*Given exercise*
Quote the listing below in its entirety, omitting every image.

Collected data entries
****************

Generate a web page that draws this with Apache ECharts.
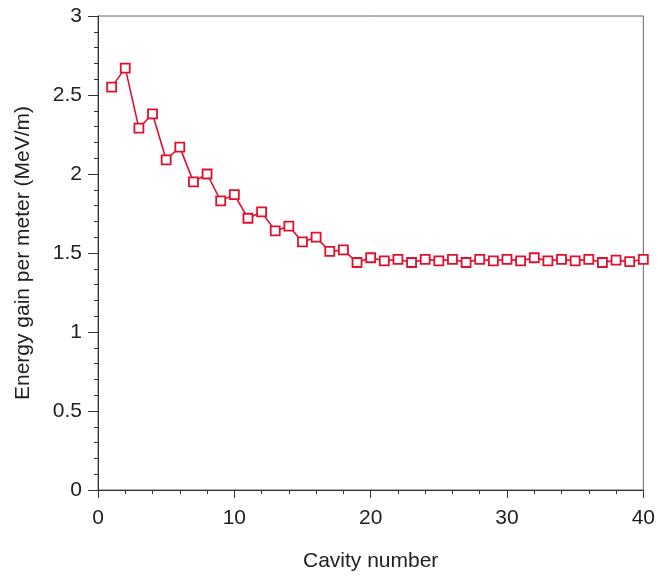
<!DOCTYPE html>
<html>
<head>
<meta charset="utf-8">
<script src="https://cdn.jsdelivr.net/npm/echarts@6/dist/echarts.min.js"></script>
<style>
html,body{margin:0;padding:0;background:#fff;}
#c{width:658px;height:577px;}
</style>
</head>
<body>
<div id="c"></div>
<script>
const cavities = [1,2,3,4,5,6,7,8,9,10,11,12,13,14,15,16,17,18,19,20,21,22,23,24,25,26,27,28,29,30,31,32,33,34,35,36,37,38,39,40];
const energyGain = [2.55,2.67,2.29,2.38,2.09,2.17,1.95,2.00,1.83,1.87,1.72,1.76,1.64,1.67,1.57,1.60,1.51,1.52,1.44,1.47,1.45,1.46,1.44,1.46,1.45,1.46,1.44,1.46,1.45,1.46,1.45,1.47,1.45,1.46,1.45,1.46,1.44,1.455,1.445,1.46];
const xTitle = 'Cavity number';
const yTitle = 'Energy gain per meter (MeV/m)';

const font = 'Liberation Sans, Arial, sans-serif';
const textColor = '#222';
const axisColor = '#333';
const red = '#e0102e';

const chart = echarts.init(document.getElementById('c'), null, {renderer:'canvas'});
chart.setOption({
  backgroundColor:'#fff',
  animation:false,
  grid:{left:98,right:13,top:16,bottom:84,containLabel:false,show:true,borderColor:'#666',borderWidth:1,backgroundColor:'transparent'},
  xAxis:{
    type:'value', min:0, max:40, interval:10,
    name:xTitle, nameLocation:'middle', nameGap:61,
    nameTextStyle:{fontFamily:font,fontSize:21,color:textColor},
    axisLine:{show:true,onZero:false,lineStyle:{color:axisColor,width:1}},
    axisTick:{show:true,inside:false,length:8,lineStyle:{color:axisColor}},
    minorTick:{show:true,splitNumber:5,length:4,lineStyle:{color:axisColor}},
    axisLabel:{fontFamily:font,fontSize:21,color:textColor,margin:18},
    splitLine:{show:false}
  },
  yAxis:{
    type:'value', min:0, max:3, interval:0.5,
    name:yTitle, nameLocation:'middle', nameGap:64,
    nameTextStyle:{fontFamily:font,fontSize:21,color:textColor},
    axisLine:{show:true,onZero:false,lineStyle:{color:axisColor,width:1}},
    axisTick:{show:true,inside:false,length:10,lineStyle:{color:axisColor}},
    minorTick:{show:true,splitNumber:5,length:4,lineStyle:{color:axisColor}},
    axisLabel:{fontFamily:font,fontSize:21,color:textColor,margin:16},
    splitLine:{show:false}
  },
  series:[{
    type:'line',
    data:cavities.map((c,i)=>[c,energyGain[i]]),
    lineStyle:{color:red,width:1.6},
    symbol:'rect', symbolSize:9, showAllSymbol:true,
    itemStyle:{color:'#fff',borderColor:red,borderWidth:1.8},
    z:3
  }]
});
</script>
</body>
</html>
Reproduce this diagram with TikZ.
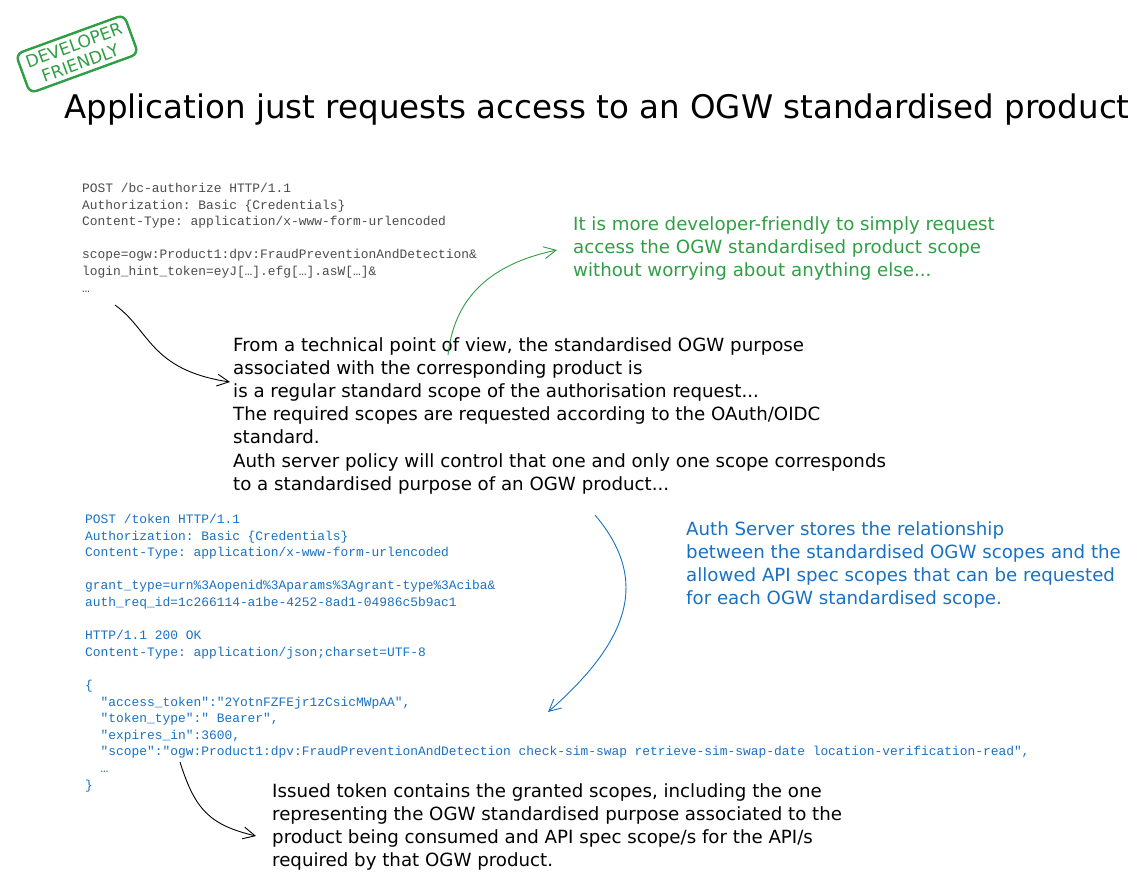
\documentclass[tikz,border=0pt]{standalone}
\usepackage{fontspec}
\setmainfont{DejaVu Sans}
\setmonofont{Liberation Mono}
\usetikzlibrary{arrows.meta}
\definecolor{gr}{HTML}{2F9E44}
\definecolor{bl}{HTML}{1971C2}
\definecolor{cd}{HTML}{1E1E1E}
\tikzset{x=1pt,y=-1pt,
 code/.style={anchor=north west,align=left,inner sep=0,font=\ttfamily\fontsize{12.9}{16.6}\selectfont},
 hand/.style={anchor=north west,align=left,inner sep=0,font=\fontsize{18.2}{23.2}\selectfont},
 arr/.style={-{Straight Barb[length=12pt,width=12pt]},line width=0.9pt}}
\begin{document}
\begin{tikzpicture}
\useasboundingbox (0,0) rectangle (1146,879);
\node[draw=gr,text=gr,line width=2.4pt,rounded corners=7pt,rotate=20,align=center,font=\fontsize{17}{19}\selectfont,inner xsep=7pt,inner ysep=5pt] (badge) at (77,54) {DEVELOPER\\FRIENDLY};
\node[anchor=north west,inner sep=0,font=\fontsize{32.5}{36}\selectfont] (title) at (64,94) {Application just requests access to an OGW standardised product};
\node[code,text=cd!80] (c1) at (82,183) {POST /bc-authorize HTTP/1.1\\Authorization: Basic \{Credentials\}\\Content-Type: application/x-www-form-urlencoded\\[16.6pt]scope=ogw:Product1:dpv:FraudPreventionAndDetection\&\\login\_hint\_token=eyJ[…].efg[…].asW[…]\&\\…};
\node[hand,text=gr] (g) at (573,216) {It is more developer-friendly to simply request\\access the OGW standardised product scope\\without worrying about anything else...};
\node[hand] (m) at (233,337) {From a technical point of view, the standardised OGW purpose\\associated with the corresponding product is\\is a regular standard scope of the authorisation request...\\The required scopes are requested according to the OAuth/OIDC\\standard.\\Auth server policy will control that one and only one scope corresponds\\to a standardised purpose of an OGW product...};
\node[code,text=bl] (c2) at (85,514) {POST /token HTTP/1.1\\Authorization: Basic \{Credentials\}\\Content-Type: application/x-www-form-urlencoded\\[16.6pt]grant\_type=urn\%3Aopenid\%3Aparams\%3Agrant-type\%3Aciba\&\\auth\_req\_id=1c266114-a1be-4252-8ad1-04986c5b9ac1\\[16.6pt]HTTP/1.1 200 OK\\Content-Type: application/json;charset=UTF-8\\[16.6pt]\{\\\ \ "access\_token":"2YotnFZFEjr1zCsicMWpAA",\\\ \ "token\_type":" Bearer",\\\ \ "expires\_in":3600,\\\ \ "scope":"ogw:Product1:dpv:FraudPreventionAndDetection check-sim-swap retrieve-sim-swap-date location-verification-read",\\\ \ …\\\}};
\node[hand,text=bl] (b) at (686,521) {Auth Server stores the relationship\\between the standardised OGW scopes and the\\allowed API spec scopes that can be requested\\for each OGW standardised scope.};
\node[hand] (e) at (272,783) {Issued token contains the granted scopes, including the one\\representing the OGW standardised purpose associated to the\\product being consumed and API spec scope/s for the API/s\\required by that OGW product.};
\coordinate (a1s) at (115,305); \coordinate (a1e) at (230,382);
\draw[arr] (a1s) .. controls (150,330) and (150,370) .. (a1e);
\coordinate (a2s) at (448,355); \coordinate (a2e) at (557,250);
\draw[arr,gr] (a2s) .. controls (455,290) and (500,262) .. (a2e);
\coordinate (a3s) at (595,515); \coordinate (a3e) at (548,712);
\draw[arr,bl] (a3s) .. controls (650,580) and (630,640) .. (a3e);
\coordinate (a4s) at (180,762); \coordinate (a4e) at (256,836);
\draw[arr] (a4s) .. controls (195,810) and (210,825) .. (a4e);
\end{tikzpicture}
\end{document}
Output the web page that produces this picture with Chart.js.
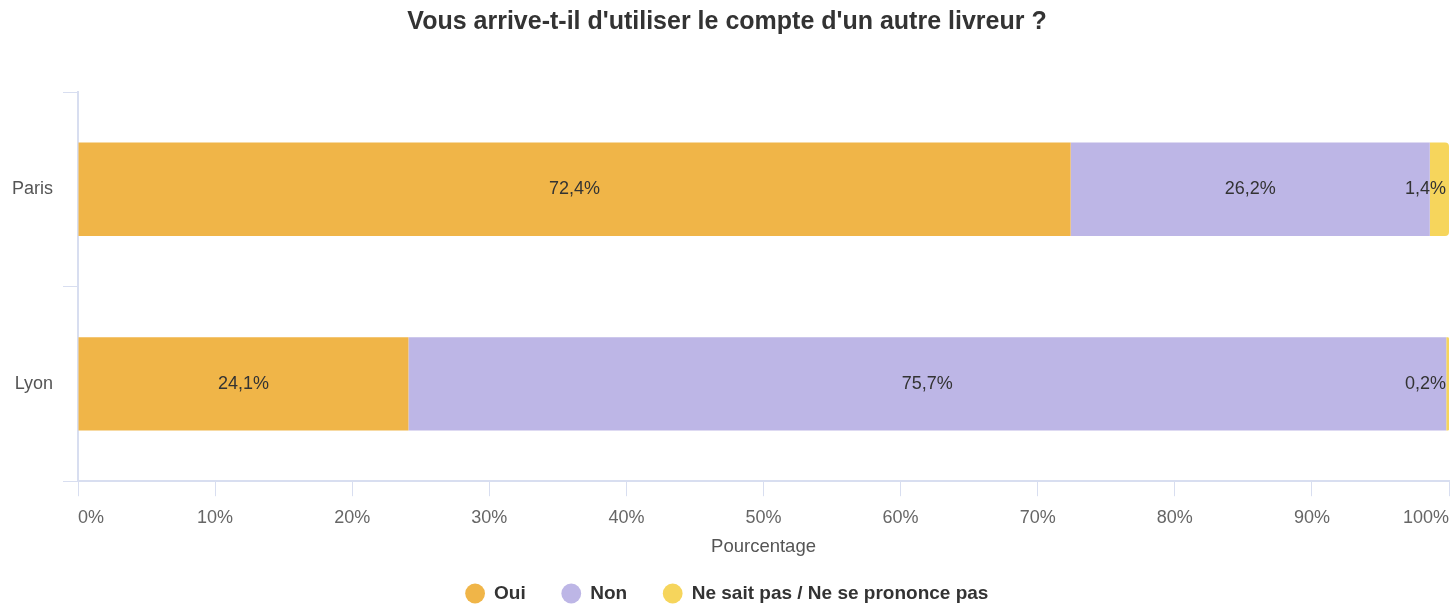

****************

*Reply to the task*
Generate a web page that draws this with Apache ECharts.
<!DOCTYPE html>
<html>
<head>
<meta charset="utf-8">
<script src="https://cdn.jsdelivr.net/npm/echarts@6/dist/echarts.min.js"></script>
<style>
html,body{margin:0;padding:0;background:#fff;}
#c{width:658px;height:577px;}
</style>
</head>
<body>
<div id="c"></div>
<script>
const cavities = [1,2,3,4,5,6,7,8,9,10,11,12,13,14,15,16,17,18,19,20,21,22,23,24,25,26,27,28,29,30,31,32,33,34,35,36,37,38,39,40];
const energyGain = [2.55,2.67,2.29,2.38,2.09,2.17,1.95,2.00,1.83,1.87,1.72,1.76,1.64,1.67,1.57,1.60,1.51,1.52,1.44,1.47,1.45,1.46,1.44,1.46,1.45,1.46,1.44,1.46,1.45,1.46,1.45,1.47,1.45,1.46,1.45,1.46,1.44,1.455,1.445,1.46];
const xTitle = 'Cavity number';
const yTitle = 'Energy gain per meter (MeV/m)';

const font = 'Liberation Sans, Arial, sans-serif';
const textColor = '#222';
const axisColor = '#333';
const red = '#e0102e';

const chart = echarts.init(document.getElementById('c'), null, {renderer:'canvas'});
chart.setOption({
  backgroundColor:'#fff',
  animation:false,
  grid:{left:98,right:13,top:16,bottom:84,containLabel:false,show:true,borderColor:'#666',borderWidth:1,backgroundColor:'transparent'},
  xAxis:{
    type:'value', min:0, max:40, interval:10,
    name:xTitle, nameLocation:'middle', nameGap:61,
    nameTextStyle:{fontFamily:font,fontSize:21,color:textColor},
    axisLine:{show:true,onZero:false,lineStyle:{color:axisColor,width:1}},
    axisTick:{show:true,inside:false,length:8,lineStyle:{color:axisColor}},
    minorTick:{show:true,splitNumber:5,length:4,lineStyle:{color:axisColor}},
    axisLabel:{fontFamily:font,fontSize:21,color:textColor,margin:18},
    splitLine:{show:false}
  },
  yAxis:{
    type:'value', min:0, max:3, interval:0.5,
    name:yTitle, nameLocation:'middle', nameGap:64,
    nameTextStyle:{fontFamily:font,fontSize:21,color:textColor},
    axisLine:{show:true,onZero:false,lineStyle:{color:axisColor,width:1}},
    axisTick:{show:true,inside:false,length:10,lineStyle:{color:axisColor}},
    minorTick:{show:true,splitNumber:5,length:4,lineStyle:{color:axisColor}},
    axisLabel:{fontFamily:font,fontSize:21,color:textColor,margin:16},
    splitLine:{show:false}
  },
  series:[{
    type:'line',
    data:cavities.map((c,i)=>[c,energyGain[i]]),
    lineStyle:{color:red,width:1.6},
    symbol:'rect', symbolSize:9, showAllSymbol:true,
    itemStyle:{color:'#fff',borderColor:red,borderWidth:1.8},
    z:3
  }]
});
</script>
</body>
</html>
Reproduce this diagram with TikZ.
\documentclass[tikz,border=0pt]{standalone}
\usepackage{fontspec}
\setmainfont{DejaVu Sans}
\setmonofont{Liberation Mono}
\usetikzlibrary{arrows.meta}
\definecolor{gr}{HTML}{2F9E44}
\definecolor{bl}{HTML}{1971C2}
\definecolor{cd}{HTML}{1E1E1E}
\tikzset{x=1pt,y=-1pt,
 code/.style={anchor=north west,align=left,inner sep=0,font=\ttfamily\fontsize{12.9}{16.6}\selectfont},
 hand/.style={anchor=north west,align=left,inner sep=0,font=\fontsize{18.2}{23.2}\selectfont},
 arr/.style={-{Straight Barb[length=12pt,width=12pt]},line width=0.9pt}}
\begin{document}
\begin{tikzpicture}
\useasboundingbox (0,0) rectangle (1146,879);
\node[draw=gr,text=gr,line width=2.4pt,rounded corners=7pt,rotate=20,align=center,font=\fontsize{17}{19}\selectfont,inner xsep=7pt,inner ysep=5pt] (badge) at (77,54) {DEVELOPER\\FRIENDLY};
\node[anchor=north west,inner sep=0,font=\fontsize{32.5}{36}\selectfont] (title) at (64,94) {Application just requests access to an OGW standardised product};
\node[code,text=cd!80] (c1) at (82,183) {POST /bc-authorize HTTP/1.1\\Authorization: Basic \{Credentials\}\\Content-Type: application/x-www-form-urlencoded\\[16.6pt]scope=ogw:Product1:dpv:FraudPreventionAndDetection\&\\login\_hint\_token=eyJ[…].efg[…].asW[…]\&\\…};
\node[hand,text=gr] (g) at (573,216) {It is more developer-friendly to simply request\\access the OGW standardised product scope\\without worrying about anything else...};
\node[hand] (m) at (233,337) {From a technical point of view, the standardised OGW purpose\\associated with the corresponding product is\\is a regular standard scope of the authorisation request...\\The required scopes are requested according to the OAuth/OIDC\\standard.\\Auth server policy will control that one and only one scope corresponds\\to a standardised purpose of an OGW product...};
\node[code,text=bl] (c2) at (85,514) {POST /token HTTP/1.1\\Authorization: Basic \{Credentials\}\\Content-Type: application/x-www-form-urlencoded\\[16.6pt]grant\_type=urn\%3Aopenid\%3Aparams\%3Agrant-type\%3Aciba\&\\auth\_req\_id=1c266114-a1be-4252-8ad1-04986c5b9ac1\\[16.6pt]HTTP/1.1 200 OK\\Content-Type: application/json;charset=UTF-8\\[16.6pt]\{\\\ \ "access\_token":"2YotnFZFEjr1zCsicMWpAA",\\\ \ "token\_type":" Bearer",\\\ \ "expires\_in":3600,\\\ \ "scope":"ogw:Product1:dpv:FraudPreventionAndDetection check-sim-swap retrieve-sim-swap-date location-verification-read",\\\ \ …\\\}};
\node[hand,text=bl] (b) at (686,521) {Auth Server stores the relationship\\between the standardised OGW scopes and the\\allowed API spec scopes that can be requested\\for each OGW standardised scope.};
\node[hand] (e) at (272,783) {Issued token contains the granted scopes, including the one\\representing the OGW standardised purpose associated to the\\product being consumed and API spec scope/s for the API/s\\required by that OGW product.};
\coordinate (a1s) at (115,305); \coordinate (a1e) at (230,382);
\draw[arr] (a1s) .. controls (150,330) and (150,370) .. (a1e);
\coordinate (a2s) at (448,355); \coordinate (a2e) at (557,250);
\draw[arr,gr] (a2s) .. controls (455,290) and (500,262) .. (a2e);
\coordinate (a3s) at (595,515); \coordinate (a3e) at (548,712);
\draw[arr,bl] (a3s) .. controls (650,580) and (630,640) .. (a3e);
\coordinate (a4s) at (180,762); \coordinate (a4e) at (256,836);
\draw[arr] (a4s) .. controls (195,810) and (210,825) .. (a4e);
\end{tikzpicture}
\end{document}
Output the web page that produces this picture with Chart.js.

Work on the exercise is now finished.